Understand why MOQ exists. For cut-and-sew apparel, setup costs include pattern grading ($150–$400), fabric cutting ($200–$600), screen setup ($80–$250 per color), and sample development ($50–$150). A 300-unit MOQ spreads $800 setup across production, adding $2.67/unit. Ask suppliers to break down cost components. Transparent suppliers will explain: “Our MOQ is 500 because fabric minimums are 50 meters and setup is $900.” This opens negotiation: “Can we use stock fabric to cut setup by $300 and lower MOQ to 350?”

Stage 3: Build a Multi-Tier Negotiation Strategy

Volume commitments work. Offer suppliers a 12-month contract for 2,000 total units across 4 orders (500 each quarter). Suppliers gain predictable revenue; you unlock lower per-unit pricing and flexible per-order MOQs. Payment incentives matter: 50% deposit instead of 30% reduces supplier risk, earning you 10–15% MOQ flexibility. Seasonal flexibility: commit to off-peak production windows (e.g., June–August for winter apparel) when factories have spare capacity. This drops MOQs by 20–30% at ZORWILD.

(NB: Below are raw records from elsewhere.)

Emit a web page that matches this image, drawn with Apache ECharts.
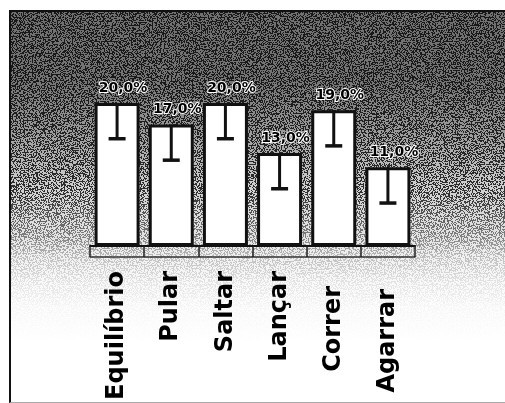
<!DOCTYPE html>
<html><head><meta charset="utf-8">
<script src="https://cdn.jsdelivr.net/npm/echarts@6/dist/echarts.min.js"></script>
<style>
html,body{margin:0;padding:0;background:#fff;}
#frame{position:absolute;left:9px;top:10px;width:496px;height:390px;border-left:2px solid #111;border-top:2px solid #111;border-bottom:1px solid #aaa;
background-image:url("data:image/svg+xml,%3Csvg xmlns='http://www.w3.org/2000/svg' width='496' height='390'%3E%3Cfilter id='n'%3E%3CfeTurbulence type='fractalNoise' baseFrequency='0.75' numOctaves='2' seed='7'/%3E%3CfeComponentTransfer%3E%3CfeFuncR type='discrete' tableValues='0 0 1 1'/%3E%3CfeFuncG type='discrete' tableValues='0 0 1 1'/%3E%3CfeFuncB type='discrete' tableValues='0 0 1 1'/%3E%3CfeFuncA type='linear' slope='0' intercept='0.65'/%3E%3C/feComponentTransfer%3E%3CfeColorMatrix type='matrix' values='1 0 0 0 0 1 0 0 0 0 1 0 0 0 0 0 0 0 1 0'/%3E%3C/filter%3E%3Crect width='100%25' height='100%25' filter='url(%23n)'/%3E%3C/svg%3E"),
linear-gradient(to bottom,#444 0px,#474747 70px,#5e5e5e 120px,#858585 185px,#b4b4b4 226px,#d8d8d8 245px,#eeeeee 270px,#fafafa 295px,#ffffff 330px);
background-blend-mode:overlay,normal;}
#chart{position:absolute;left:0;top:0;width:505px;height:403px;}
</style></head>
<body>
<div id="frame"></div>
<div id="chart"></div>
<script>
var categories = ['Equilíbrio', 'Pular', 'Saltar', 'Lançar', 'Correr', 'Agarrar'];
var values = [20, 17, 20, 13, 19, 11];
var errors = [5, 5, 5, 5, 5, 5];
var labelShift = [0, 0, 0, 0, 15, 18];

var chart = echarts.init(document.getElementById('chart'), null, {renderer: 'canvas'});
var errData = categories.map(function (c, i) { return [i, values[i], values[i] - errors[i]]; });
var axisData = categories.map(function (c, i) {
  return {value: c, textStyle: {padding: [0, labelShift[i], 0, 0]}};
});

chart.setOption({
  backgroundColor: 'transparent',
  animation: false,
  grid: {left: 90, width: 325, top: 103, bottom: 157, containLabel: false},
  xAxis: [{
    type: 'category',
    data: axisData,
    axisLine: {show: true, lineStyle: {color: '#111', width: 2}},
    axisTick: {show: true, length: 11, interval: 0, lineStyle: {color: '#222', width: 1.5}},
    axisLabel: {
      rotate: 90, interval: 0, margin: 25,
      fontFamily: 'DejaVu Sans', fontWeight: 'bold', fontSize: 24, color: '#000'
    }
  }, {
    type: 'category',
    data: categories,
    position: 'bottom',
    offset: 11,
    axisLine: {show: true, lineStyle: {color: '#333', width: 1.5}},
    axisTick: {show: false},
    axisLabel: {show: false}
  }],
  yAxis: {type: 'value', min: 0, max: 20, show: false, splitLine: {show: false}},
  series: [{
    type: 'bar',
    data: values,
    barWidth: 45,
    itemStyle: {color: '#ffffff', borderColor: '#111', borderWidth: 3},
    label: {
      show: true, position: 'top', distance: 8, offset: [6, 0],
      formatter: function (p) { return p.value.toFixed(1).replace('.', ',') + '%'; },
      fontFamily: 'DejaVu Sans', fontWeight: 'bold', fontSize: 14, color: '#000',
      textBorderColor: '#fff', textBorderWidth: 2
    }
  }, {
    type: 'custom',
    data: errData,
    z: 5,
    renderItem: function (params, api) {
      var top = api.coord([api.value(0), api.value(1)]);
      var bot = api.coord([api.value(0), api.value(2)]);
      var capW = 17;
      return {type: 'group', children: [
        {type: 'line', shape: {x1: top[0], y1: top[1], x2: bot[0], y2: bot[1]}, style: {stroke: '#111', lineWidth: 3}},
        {type: 'line', shape: {x1: bot[0] - capW / 2, y1: bot[1], x2: bot[0] + capW / 2, y2: bot[1]}, style: {stroke: '#111', lineWidth: 3.5}}
      ]};
    }
  }]
});
</script>
</body></html>
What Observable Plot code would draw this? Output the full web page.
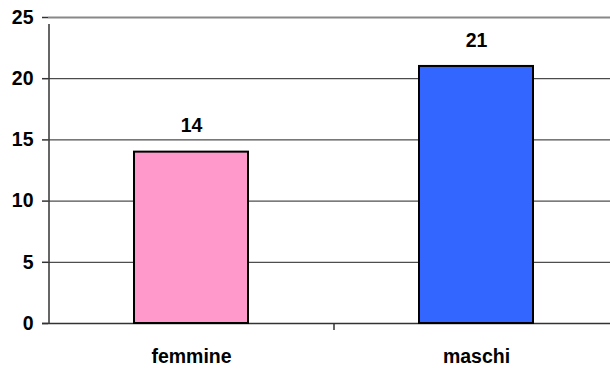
<!DOCTYPE html>
<html>
<head>
<meta charset="utf-8">
<script src="https://cdn.jsdelivr.net/npm/d3@7"></script>
<script src="https://cdn.jsdelivr.net/npm/@observablehq/plot@0.6"></script>
<style>
  html, body { margin: 0; padding: 0; background: #fff; overflow: hidden; }
  #chart svg { overflow: hidden; max-width: none; }
</style>
</head>
<body>
<div id="chart"></div>
<script>
const categories = ["femmine", "maschi"];
const counts = [14, 21];
const barColors = ["#FF99CC", "#3366FF"];
const yTicks = [0, 5, 10, 15, 20, 25];

const rows = categories.map((c, i) => ({ sesso: c, n: counts[i], fill: barColors[i] }));

const font = "'Liberation Sans', Arial, sans-serif";
const W = 610, H = 369;
const step = 285; // band step, used to place the boundary ticks

const chart = Plot.plot({
  width: W,
  height: H,
  marginLeft: 48,
  marginRight: -8,
  marginTop: 17,
  marginBottom: 46,
  style: { fontFamily: font, fontSize: "19px", fontWeight: "bold", color: "#000", background: "#fff" },
  x: { domain: categories, paddingInner: 0.6, paddingOuter: 0.3, axis: null },
  y: { domain: [0, 25], axis: null },
  marks: [
    // horizontal grid
    Plot.ruleY(yTicks.filter(t => t > 0 && t < 25), { stroke: "#222", strokeWidth: 1 }),
    Plot.ruleY([25], { stroke: "#888", strokeWidth: 2 }),
    // y axis ticks and labels
    Plot.axisY({ ticks: yTicks, tickSize: 6, tickPadding: 9, stroke: "#333", strokeWidth: 1.5, fontSize: 19.5, fontWeight: "bold", label: null }),
    // bottom axis line, starting at the 0 tick
    Plot.ruleY([0], { stroke: "#333", strokeWidth: 1.5, insetLeft: -6 }),
    // left axis line and category boundary ticks
    Plot.ruleX(categories.slice(0, 1), { x: d => d, y1: 0, y2: 25, dx: -step / 2, stroke: "#333", strokeWidth: 1.5, insetBottom: -7 }),
    Plot.ruleX(categories.slice(1), { x: d => d, y1: 0, y2: 0, dx: -step / 2, stroke: "#333", strokeWidth: 1.5, insetBottom: -7 }),
    // bars
    Plot.barY(rows, { x: "sesso", y: "n", fill: "fill", stroke: "#000", strokeWidth: 2 }),
    // value labels
    Plot.text(rows, { x: "sesso", y: "n", text: d => String(d.n), dy: -26, fontSize: 19.5, fontWeight: "bold", fill: "#000" }),
    // category labels
    Plot.text(rows, { x: "sesso", y: 0, text: "sesso", dy: 33, fontSize: 19.5, fontWeight: "bold", fill: "#000", letterSpacing: "1.8px" })
  ]
});

document.getElementById("chart").appendChild(chart);
</script>
</body>
</html>
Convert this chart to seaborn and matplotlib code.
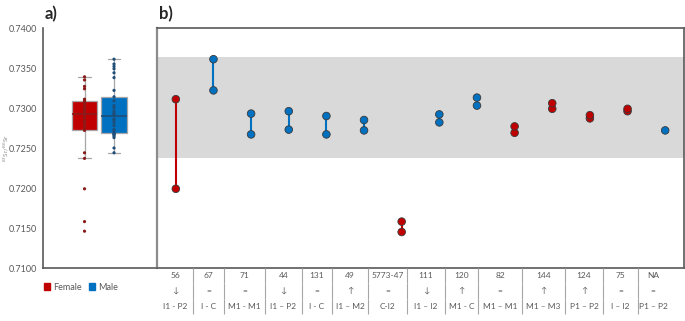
import numpy as np
import pandas as pd
import matplotlib.pyplot as plt
import seaborn as sb
from matplotlib.patches import Patch

# panel a - all individuals
female = [0.7146, 0.7158, 0.7199, 0.7237, 0.7244, 0.7272, 0.7273, 0.7277, 0.7281, 0.7284,
          0.7288, 0.7292, 0.7294, 0.7296, 0.7299, 0.7301, 0.7305, 0.7308, 0.7310, 0.7311,
          0.7324, 0.7327, 0.7335, 0.7339]
male = [0.7244, 0.7250, 0.7263, 0.7265, 0.7267, 0.7267, 0.7268, 0.7269, 0.7272, 0.7273,
        0.7278, 0.7282, 0.7285, 0.7286, 0.7290, 0.7292, 0.7293, 0.7296, 0.7300, 0.7303,
        0.7309, 0.7314, 0.7322, 0.7338, 0.7344, 0.7349, 0.7352, 0.7355, 0.7361]

# panel b - paired samples per individual
b_sex = ['Female', 'Male', 'Male', 'Male', 'Male', 'Male', 'Female',
         'Male', 'Male', 'Female', 'Female', 'Female', 'Female', 'Male']
b_low = [0.7199, 0.7322, 0.7267, 0.7273, 0.7267, 0.7272, 0.7145,
         0.7282, 0.7303, 0.7269, 0.7299, 0.7287, 0.7296, 0.7272]
b_high = [0.7311, 0.7361, 0.7293, 0.7296, 0.7290, 0.7285, 0.7158,
          0.7292, 0.7313, 0.7277, 0.7306, 0.7291, 0.7299, np.nan]
band = (0.7237, 0.7364)

# table under panel b
t_id = ['56', '67', '71', '44', '131', '49', '5773-47', '111', '120', '82', '144', '124', '75', 'NA']
t_arrow = ['↓', '=', '=', '↓', '=', '↑', '=', '↓', '↑', '=', '↑', '↑', '=', '=']
t_teeth = ['I1 - P2', 'I - C', 'M1 - M1', 'I1 – P2', 'I - C', 'I1 – M2', 'C-I2',
           'I1 – I2', 'M1 - C', 'M1 – M1', 'M1 – M3', 'P1 – P2', 'I – I2', 'P1 – P2']
col_w = [36, 31, 41, 37, 30, 36, 39, 38, 33, 44, 43, 38, 35, 30]

red = '#C00000'
blue = '#0070C0'
pal = {'Female': red, 'Male': blue}
dark = {'Female': '#8B1a1a', 'Male': '#1F4E79'}
grey = '#595959'

sb.set_style('white')
plt.rcParams['font.family'] = ['Lato', 'DejaVu Sans']

fig = plt.figure(figsize=(6.85, 3.21), dpi=100)
ax1 = fig.add_axes([43/685, 53/321, 114/685, 240/321])
ax2 = fig.add_axes([157/685, 53/321, 527/685, 240/321])
axt = fig.add_axes([157/685, 7/321, 511/685, 46/321])

###
df_a = pd.DataFrame({'sex': ['Female']*len(female) + ['Male']*len(male),
                     'val': female + male, 'grp': 'all'})
sb.boxplot(data=df_a, x='grp', y='val', hue='sex', palette=pal, saturation=1, width=0.8, gap=0.15,
           linecolor='#a6a6a6', linewidth=0.9, showfliers=False, legend=False, ax=ax1)
for cont, s in zip(ax1.containers, ['Female', 'Male']):
    for m in cont.medians:
        m.set_color(dark[s])
        m.set_linewidth(1.2)
sb.stripplot(data=df_a, x='grp', y='val', hue='sex', palette=dark, dodge=True, jitter=False,
             size=2.3, linewidth=0, legend=False, ax=ax1, zorder=3)
ax1.set_xlim(-0.763, 0.783)
ax1.set_ylim(0.71, 0.74)
ax1.set_yticks(np.arange(0.71, 0.74001, 0.005))
ax1.yaxis.set_major_formatter(plt.FormatStrFormatter('%.4f'))
ax1.tick_params(axis='y', length=0, labelsize=6.5, colors=grey, pad=4)
ax1.set_xticks([])
ax1.set_xlabel('')
ax1.set_ylabel(r'$^{87}$Sr/$^{86}$Sr', fontsize=4.5, color='#8c8c8c')
ax1.yaxis.set_label_coords(-32/114, 0.5)
ax1.spines['top'].set_visible(False)
ax1.spines['right'].set_visible(False)
for s in ['left', 'bottom']:
    ax1.spines[s].set_color(grey)
    ax1.spines[s].set_linewidth(1.2)

###
rows = []
for i in range(len(b_sex)):
    for v in [b_low[i], b_high[i]]:
        if not np.isnan(v):
            rows.append({'pos': i, 'val': v, 'sex': b_sex[i], 'pair': i})
df_b = pd.DataFrame(rows)

ax2.axhspan(band[0], band[1], color='#D9D9D9', lw=0, zorder=0)
sb.lineplot(data=df_b, x='pos', y='val', hue='sex', units='pair', estimator=None, sort=False,
            palette=pal, lw=1.5, legend=False, ax=ax2, zorder=2)
sb.scatterplot(data=df_b, x='pos', y='val', hue='sex', palette=pal, s=30, edgecolor='#3a3a3a',
               linewidth=0.6, legend=False, ax=ax2, zorder=3)
ax2.set_xlim(-0.5, len(b_sex) - 0.5)
ax2.set_ylim(0.71, 0.74)
ax2.set_xticks([])
ax2.set_yticks([])
ax2.set_xlabel('')
ax2.set_ylabel('')
for s in ['top', 'right', 'bottom']:
    ax2.spines[s].set_color(grey)
    ax2.spines[s].set_linewidth(1.2)
ax2.spines['left'].set_color('#8c8c8c')
ax2.spines['left'].set_linewidth(1.6)

###
axt.axis('off')
tab = axt.table(cellText=[t_id, t_arrow, t_teeth], colWidths=[w/sum(col_w) for w in col_w],
                cellLoc='center', bbox=[0, 0, 1, 1], edges='open')
tab.auto_set_font_size(False)
tab.set_fontsize(6)
for (r, c), cell in tab.get_celld().items():
    cell.visible_edges = 'R' if c < len(col_w) - 1 else ''
    cell.set_edgecolor('#a6a6a6')
    cell.set_linewidth(0.8)
    cell.get_text().set_color(grey)

fig.text(45/685, 1 - 14.5/321, 'a)', fontsize=12, fontweight='bold', ha='left', va='center')
fig.text(159/685, 1 - 14.5/321, 'b)', fontsize=12, fontweight='bold', ha='left', va='center')

fig.legend(handles=[Patch(color=red, label='Female'), Patch(color=blue, label='Male')],
           loc='center left', bbox_to_anchor=(44/685, 1 - 287/321), ncol=2, frameon=False,
           fontsize=6.5, handlelength=0.7, handleheight=0.7, handletextpad=0.3,
           columnspacing=0.8, labelcolor=grey, borderpad=0, borderaxespad=0)

plt.savefig('out.png', dpi=100)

Stage 4: Implement Phased Ordering & Demand Planning

Use forecasting tools to track sales velocity and predict reorder timing. Phased ordering example: Order 300 units in Month 1, analyze sell-through, reorder 500 in Month 4 if velocity justifies it. Avoid locking $15,000 into one 1,500-unit order when phased $4,500 + $7,500 orders reduce risk and improve cash flow.


FAQ

Q1: Can I order less than the MOQ?

Typically no—MOQs are firm unless you negotiate special terms. Some suppliers offer premium pricing for below-MOQ orders, adding 20–40% to unit cost. At ZORWILD, we’ve accommodated 60% of below-MOQ requests when clients demonstrated credible growth plans.

Q2: What’s the difference between MOQ and MPQ?

MOQ is Minimum Order Quantity—the smallest number a supplier will sell in one order. MPQ (Minimum Production Quantity) emphasizes production run minimums, often used in manufacturing contexts. Both protect supplier margins by ensuring orders cover setup costs.

Q3: How does SPQ affect my total order cost?

SPQ forces you to order in fixed increments. If MOQ is 1,000 and SPQ is 250, you must order 1,000, 1,250, 1,500, etc. Ordering in non-SPQ multiples (e.g., 1,150) may incur extra fees or forced rounding to 1,250, adding 100 unplanned units and $800–$1,200 in unexpected cost.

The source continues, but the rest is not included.